The movement of substances within fluids like air and water is governed by bulk flow and spreading processes. While organized movement accounts for general transport, it does not explain how quickly a dissolved substance or heat mixes into the surrounding environment. To account for this rapid spreading, a distinct mechanism dramatically accelerates the homogenization of fluid properties. This process relies on chaotic motion within the fluid to drive highly effective natural mixing.
Defining Eddy Diffusion
Eddy diffusion is the process by which substances are mixed within a fluid system due to the motion of swirling fluid pockets called eddies. Eddies are a result of turbulence, the irregular, chaotic movement that arises when a fluid flows quickly or encounters an obstacle. They range dramatically in size, from sub-millimeter swirls to massive, hundred-kilometer structures in the ocean or atmosphere.
The mechanism works by having these eddies physically stir and fold the fluid, moving large parcels from one location to another. This bulk movement carries properties like heat, momentum, or pollutants, causing them to spread far more efficiently than simple flow. For example, a swirl of warm water transported into a cold region instantly mixes the heat across a substantial distance.
Scientists quantify this effect using the eddy diffusivity coefficient, which measures how effective this turbulent mixing is. This coefficient represents the intensity of the stirring action and is influenced by the fluid’s velocity and the scale of the eddies present. A higher coefficient indicates a stronger and faster mixing process, necessary for accurately modeling transport in natural fluids.
How Eddy Mixing Differs from Molecular Diffusion
The speed and scale of eddy diffusion are best understood when contrasted with molecular diffusion. Molecular diffusion is a slow process driven by the random thermal motion of individual molecules, causing them to gradually move from areas of high concentration to low concentration.
Molecular spreading is effective only over very small distances and operates at an extremely slow pace. For instance, a sugar molecule relying only on molecular motion to spread across a cup of still water could take years to fully distribute itself.
Eddy diffusion, conversely, is driven by the bulk movement of large fluid parcels, making it several orders of magnitude stronger in macroscopic flows. When a spoon vigorously stirs coffee, the resulting eddies transport the sugar throughout the cup in less than a second, demonstrating the magnitude of the difference. In almost all large-scale natural systems—from the atmosphere to the deep ocean—eddy diffusion is the dominant process for the rapid transport and mixing of properties.
Key Environments Where Eddy Diffusion Occurs
Eddy diffusion is an ever-present force in natural fluid systems, directly influencing global weather patterns and environmental quality.
The Atmosphere
In the atmosphere, this mechanism is the primary way that heat and pollutants are dispersed from their source. Turbulent air motions, often generated by surface heating or wind shear, create eddies that rapidly mix smoke and smog away from a city or industrial stack.

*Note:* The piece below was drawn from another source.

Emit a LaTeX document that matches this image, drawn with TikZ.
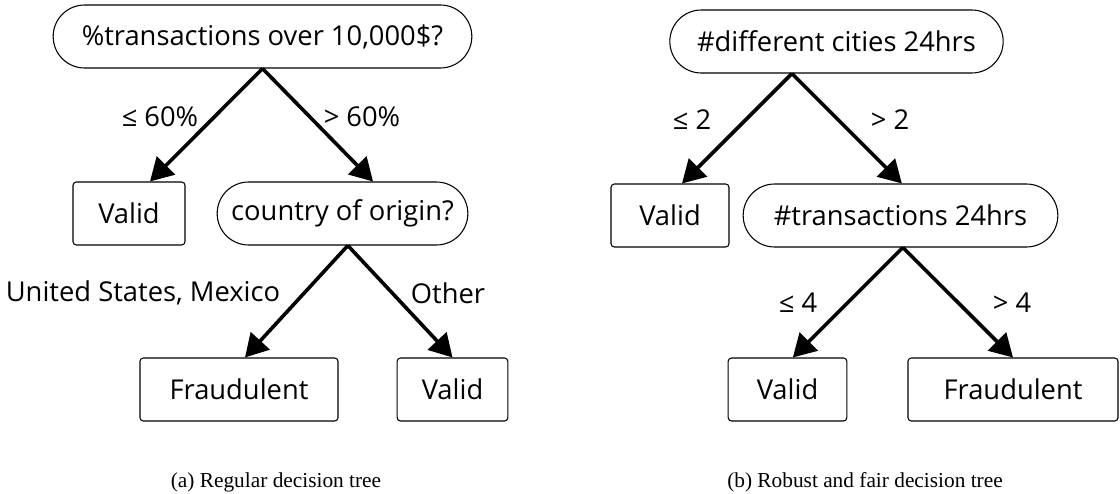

The efficiency of this mixing determines the concentration of air pollution. Models use eddy diffusivity coefficients to predict the spread of vehicular emissions and ensure air quality standards are met. This turbulent mixing allows pollutants to be diluted and distributed over vast distances, preventing excessive buildup in the immediate vicinity of the source.
The Oceans
In the world’s oceans, large-scale structures known as mesoscale eddies, which can span 10 to 100 kilometers, are responsible for a substantial portion of the ocean’s kinetic energy. These massive swirls act as the dominant force for transporting properties such as heat and nutrients over great distances, playing a significant role in global climate regulation. For example, Agulhas eddies carry warm water from the Indian Ocean far into the South Atlantic, and their action in the Southern Ocean is the main driver of poleward heat transport across the Antarctic Circumpolar Current.
Rivers and Streams
The dynamics of rivers and streams rely heavily on turbulent mixing for managing water quality, especially in engineering contexts involving discharge. When a continuous point source, such as treated wastewater, enters a river, eddy diffusion acts to immediately spread and dilute the effluent. The mixing is primarily driven by the shear stress created by the riverbed’s roughness and variations in flow velocity. Environmental management relies on this efficient turbulent action to ensure the “mixing zone” achieves safe concentration levels for the aquatic environment.